◆ **Problem description**: Take the material below and extract the lines from the one with "Write a web" through the one with "const font = 'Liberation", word for word, without pictures.

[Collected data entries]
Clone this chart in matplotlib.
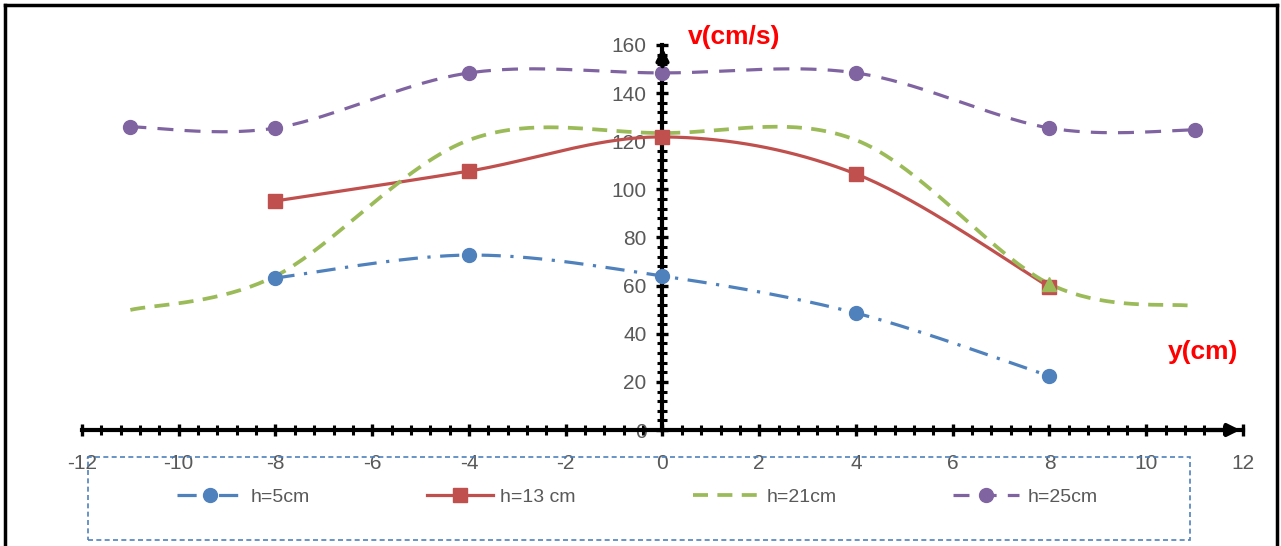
import numpy as np
import matplotlib
matplotlib.use("Agg")
import matplotlib.pyplot as plt
from matplotlib.lines import Line2D
from matplotlib.patches import Rectangle

plt.rcParams['font.family'] = ['Liberation Sans', 'DejaVu Sans']
plt.rcParams['axes.unicode_minus'] = False

# data
x_5 = [-8, -4, 0, 4, 8]
v_5 = [63.2, 72.7, 64.0, 48.6, 22.4]

x_13 = [-8, -4, 0, 4, 8]
v_13 = [95.2, 107.6, 121.8, 106.4, 59.4]

x_21 = [-11, -8, -4, 0, 4, 8, 11]
v_21 = [49.9, 64.0, 120.5, 123.4, 120.5, 60.7, 51.5]

x_25 = [-11, -8, -4, 0, 4, 8, 11]
v_25 = [126.0, 125.5, 148.4, 148.4, 148.4, 125.5, 124.7]

labels = ["h=5cm", "h=13 cm", "h=21cm", "h=25cm"]
colors = ["#4F81BD", "#C0504D", "#9BBB59", "#8064A2"]


def smooth(xs, ys, n=40):
    # Excel-like smoothed line (Bezier through the points)
    p = np.column_stack([xs, ys]).astype(float)
    ext = np.vstack([p[0], p, p[-1]])
    out = []
    t = np.linspace(0, 1, n)[:, None]
    for i in range(len(p) - 1):
        p0, p3 = ext[i + 1], ext[i + 2]
        c1 = p0 + (ext[i + 2] - ext[i]) / 6
        c2 = p3 - (ext[i + 3] - ext[i + 1]) / 6
        seg = ((1 - t) ** 3) * p0 + 3 * ((1 - t) ** 2) * t * c1 \
            + 3 * (1 - t) * t ** 2 * c2 + t ** 3 * p3
        out.append(seg)
    out = np.vstack(out)
    return out[:, 0], out[:, 1]


W, H = 1281, 546
fig = plt.figure(figsize=(W / 100, H / 100), dpi=100)
ax = fig.add_axes([82 / W, 1 - 430 / H, (1243 - 82) / W, (430 - 45) / H])

dashdot = (0, (6, 3, 1, 3))
lw = 2.3

# h=5cm
sx, sy = smooth(x_5, v_5)
ax.plot(sx, sy, color=colors[0], lw=lw, linestyle=dashdot, zorder=3)
ax.plot(x_5, v_5, 'o', color=colors[0], ms=10, zorder=4)

# h=13 cm
sx, sy = smooth(x_13, v_13)
ax.plot(sx, sy, color=colors[1], lw=lw, zorder=3)
ax.plot(x_13, v_13, 's', color=colors[1], ms=10, zorder=4)

# h=21cm
sx, sy = smooth(x_21, v_21)
ax.plot(sx, sy, color=colors[2], lw=lw + 0.4, linestyle=(0, (4, 2.5)), zorder=3)
ax.plot(x_21[5], v_21[5], '^', color=colors[2], ms=10, zorder=5)

# h=25cm
sx, sy = smooth(x_25, v_25)
ax.plot(sx, sy, color=colors[3], lw=lw, linestyle=(0, (5, 3.5)), zorder=3)
ax.plot(x_25, v_25, 'o', color=colors[3], ms=10, zorder=4)

ax.set_xlim(-12, 12)
ax.set_ylim(0, 160)

# axes crossing at the origin
for s in ['top', 'right']:
    ax.spines[s].set_visible(False)
ax.spines['left'].set_position(('data', 0))
ax.spines['bottom'].set_position(('data', 0))
for s in ['left', 'bottom']:
    ax.spines[s].set_linewidth(3)
    ax.spines[s].set_zorder(2)

ax.set_xticks(np.arange(-12, 13, 2))
ax.set_xticks(np.arange(-12, 12.01, 0.4), minor=True)
ax.set_yticks(np.arange(0, 161, 20))
ax.set_yticks(np.arange(0, 161, 4), minor=True)
ax.tick_params(which='major', direction='inout', length=9, width=2.4,
               labelsize=15, labelcolor='#595959', color='black')
ax.tick_params(which='minor', direction='inout', length=6.5, width=2.2,
               color='black')
ax.tick_params(axis='x', which='major', pad=13)
ax.tick_params(axis='y', which='major', pad=7)

# arrow heads on the axes
ax.annotate('', xy=(0, 160), xytext=(0, 150),
            arrowprops=dict(arrowstyle='-|>', color='black', lw=3,
                            mutation_scale=18), zorder=6)
ax.annotate('', xy=(12, 0), xytext=(11.2, 0),
            arrowprops=dict(arrowstyle='-|>', color='black', lw=3,
                            mutation_scale=18), zorder=6)

ax.text(0.52, 163.5, "v(cm/s)", color='red', fontsize=19, fontweight='bold',
        ha='left', va='center', clip_on=False)
ax.text(10.45, 32.4, "y(cm)", color='red', fontsize=19, fontweight='bold',
        ha='left', va='center', clip_on=False)

# legend
handles = [
    Line2D([], [], color=colors[0], lw=lw, linestyle=dashdot, marker='o', ms=10),
    Line2D([], [], color=colors[1], lw=lw, marker='s', ms=10),
    Line2D([], [], color=colors[2], lw=lw + 0.4, linestyle=(0, (4, 2.5))),
    Line2D([], [], color=colors[3], lw=lw, linestyle=(0, (5, 3.5)), marker='o', ms=10),
]
fig.legend(handles, labels, loc='center', ncol=4, frameon=False,
           bbox_to_anchor=(637 / W, 1 - 497 / H), fontsize=14,
           handlelength=3.4, columnspacing=6.0, handletextpad=0.4,
           labelcolor='#595959')
fig.patches.append(Rectangle((88 / W, 1 - 540 / H), (1190 - 88) / W, (540 - 457) / H,
                             transform=fig.transFigure, fill=False,
                             edgecolor='#4F81BD', lw=1.2, linestyle=(0, (3, 2))))

# outer border of the chart
fig.add_artist(Line2D([5 / W, 5 / W], [0, 1 - 5 / H], color='black', lw=2.5,
                      transform=fig.transFigure))
fig.add_artist(Line2D([5 / W, 1277 / W], [1 - 5 / H, 1 - 5 / H], color='black', lw=2.5,
                      transform=fig.transFigure))
fig.add_artist(Line2D([1277 / W, 1277 / W], [0, 1 - 5 / H], color='black', lw=2.5,
                      transform=fig.transFigure))

fig.savefig("out.png", dpi=100)
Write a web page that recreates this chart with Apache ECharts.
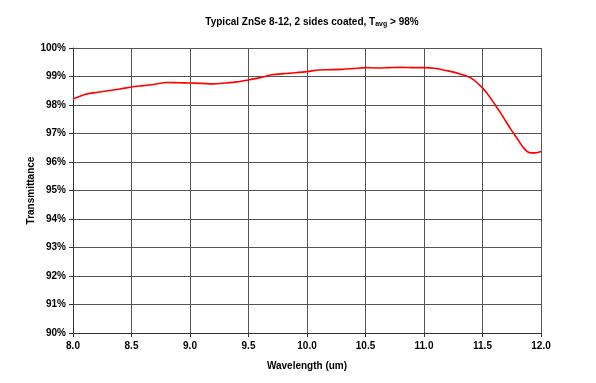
<!DOCTYPE html>
<html>
<head>
<meta charset="utf-8">
<script src="https://cdn.jsdelivr.net/npm/echarts@6/dist/echarts.min.js"></script>
<style>
  html, body { margin: 0; padding: 0; background: #fff; }
  #chart { width: 596px; height: 383px; }
</style>
</head>
<body>
<div id="chart"></div>
<script>
// wavelength (um) and transmittance (%)
const wavelength = [8.0, 8.1, 8.2, 8.3, 8.4, 8.5, 8.6, 8.7, 8.8, 8.9,
  9.0, 9.1, 9.2, 9.3, 9.4, 9.5, 9.6, 9.7, 9.8, 9.9,
  10.0, 10.1, 10.2, 10.3, 10.4, 10.5, 10.6, 10.7, 10.8, 10.9,
  11.0, 11.1, 11.2, 11.3, 11.4, 11.5, 11.55, 11.6, 11.65, 11.7,
  11.75, 11.8, 11.85, 11.9, 11.95, 12.0];
const transmittance = [98.21, 98.37, 98.44, 98.50, 98.56, 98.63, 98.68, 98.73, 98.79, 98.78,
  98.77, 98.76, 98.74, 98.77, 98.81, 98.88, 98.96, 99.06, 99.10, 99.13,
  99.17, 99.23, 99.24, 99.25, 99.28, 99.31, 99.30, 99.31, 99.32, 99.31,
  99.31, 99.28, 99.20, 99.10, 98.95, 98.60, 98.35, 98.05, 97.75, 97.42,
  97.10, 96.80, 96.50, 96.33, 96.32, 96.37];

const chart = echarts.init(document.getElementById('chart'));
const font = 'Liberation Sans, Arial, sans-serif';

chart.setOption({
  animation: false,
  backgroundColor: '#fff',
  title: {
    text: 'Typical ZnSe 8-12, 2 sides coated, T{sub|avg} > 98%',
    left: 307,
    textAlign: 'center',
    top: 11,
    textStyle: {
      fontFamily: font, fontSize: 10, fontWeight: 'bold', color: '#000',
      rich: {
        sub: { fontFamily: font, fontSize: 7, fontWeight: 'bold', color: '#000', verticalAlign: 'bottom', padding: [5, 0, 0, 0] }
      }
    }
  },
  grid: { left: 73, right: 55, top: 48, bottom: 50 },
  xAxis: {
    type: 'value',
    min: 8, max: 12, interval: 0.5,
    name: 'Wavelength (um)',
    nameLocation: 'middle',
    nameGap: 28,
    nameTextStyle: { fontFamily: font, fontSize: 10, fontWeight: 'bold', color: '#000' },
    axisLine: { lineStyle: { color: '#333', width: 1 } },
    axisTick: { show: true, length: 4, lineStyle: { color: '#333' } },
    axisLabel: {
      fontFamily: font, fontSize: 10, fontWeight: 'bold', color: '#000', margin: 8,
      formatter: v => v.toFixed(1)
    },
    splitLine: { show: true, lineStyle: { color: '#555', width: 1 } }
  },
  yAxis: {
    type: 'value',
    min: 90, max: 100, interval: 1,
    name: 'Transmittance',
    nameLocation: 'middle',
    nameGap: 37,
    nameMoveOverlap: false,
    nameTextStyle: { fontFamily: font, fontSize: 10, fontWeight: 'bold', color: '#000' },
    axisLine: { show: true, lineStyle: { color: '#333', width: 1 } },
    axisTick: { show: true, length: 4, lineStyle: { color: '#333' } },
    axisLabel: {
      fontFamily: font, fontSize: 10, fontWeight: 'bold', color: '#000', margin: 7,
      formatter: '{value}%'
    },
    splitLine: { show: true, lineStyle: { color: '#555', width: 1 } }
  },
  series: [{
    type: 'line',
    data: wavelength.map((w, i) => [w, transmittance[i]]),
    showSymbol: false,
    smooth: 0.3,
    lineStyle: { color: '#ff0000', width: 1.6 },
    itemStyle: { color: '#ff0000' }
  }]
});
</script>
</body>
</html>
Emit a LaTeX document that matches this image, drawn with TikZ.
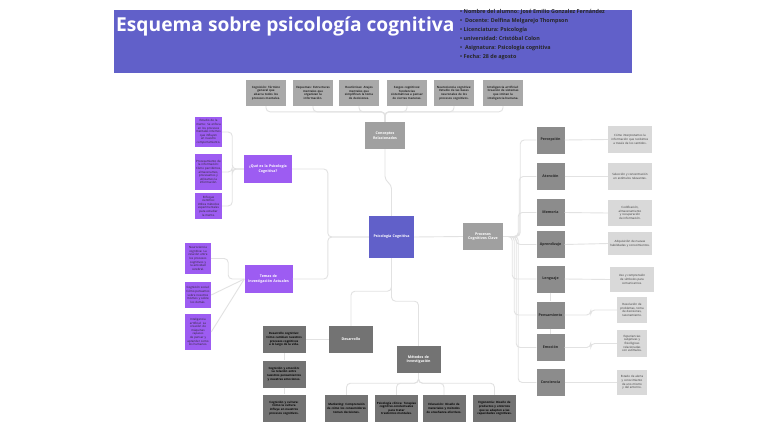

◆ **Answer to the exercise**:
Write a web page that recreates this chart with Apache ECharts.
<!DOCTYPE html>
<html>
<head>
<meta charset="utf-8">
<script src="https://cdn.jsdelivr.net/npm/echarts@6/dist/echarts.min.js"></script>
<style>
  html, body { margin: 0; padding: 0; background: #fff; }
  #chart { width: 596px; height: 383px; }
</style>
</head>
<body>
<div id="chart"></div>
<script>
// wavelength (um) and transmittance (%)
const wavelength = [8.0, 8.1, 8.2, 8.3, 8.4, 8.5, 8.6, 8.7, 8.8, 8.9,
  9.0, 9.1, 9.2, 9.3, 9.4, 9.5, 9.6, 9.7, 9.8, 9.9,
  10.0, 10.1, 10.2, 10.3, 10.4, 10.5, 10.6, 10.7, 10.8, 10.9,
  11.0, 11.1, 11.2, 11.3, 11.4, 11.5, 11.55, 11.6, 11.65, 11.7,
  11.75, 11.8, 11.85, 11.9, 11.95, 12.0];
const transmittance = [98.21, 98.37, 98.44, 98.50, 98.56, 98.63, 98.68, 98.73, 98.79, 98.78,
  98.77, 98.76, 98.74, 98.77, 98.81, 98.88, 98.96, 99.06, 99.10, 99.13,
  99.17, 99.23, 99.24, 99.25, 99.28, 99.31, 99.30, 99.31, 99.32, 99.31,
  99.31, 99.28, 99.20, 99.10, 98.95, 98.60, 98.35, 98.05, 97.75, 97.42,
  97.10, 96.80, 96.50, 96.33, 96.32, 96.37];

const chart = echarts.init(document.getElementById('chart'));
const font = 'Liberation Sans, Arial, sans-serif';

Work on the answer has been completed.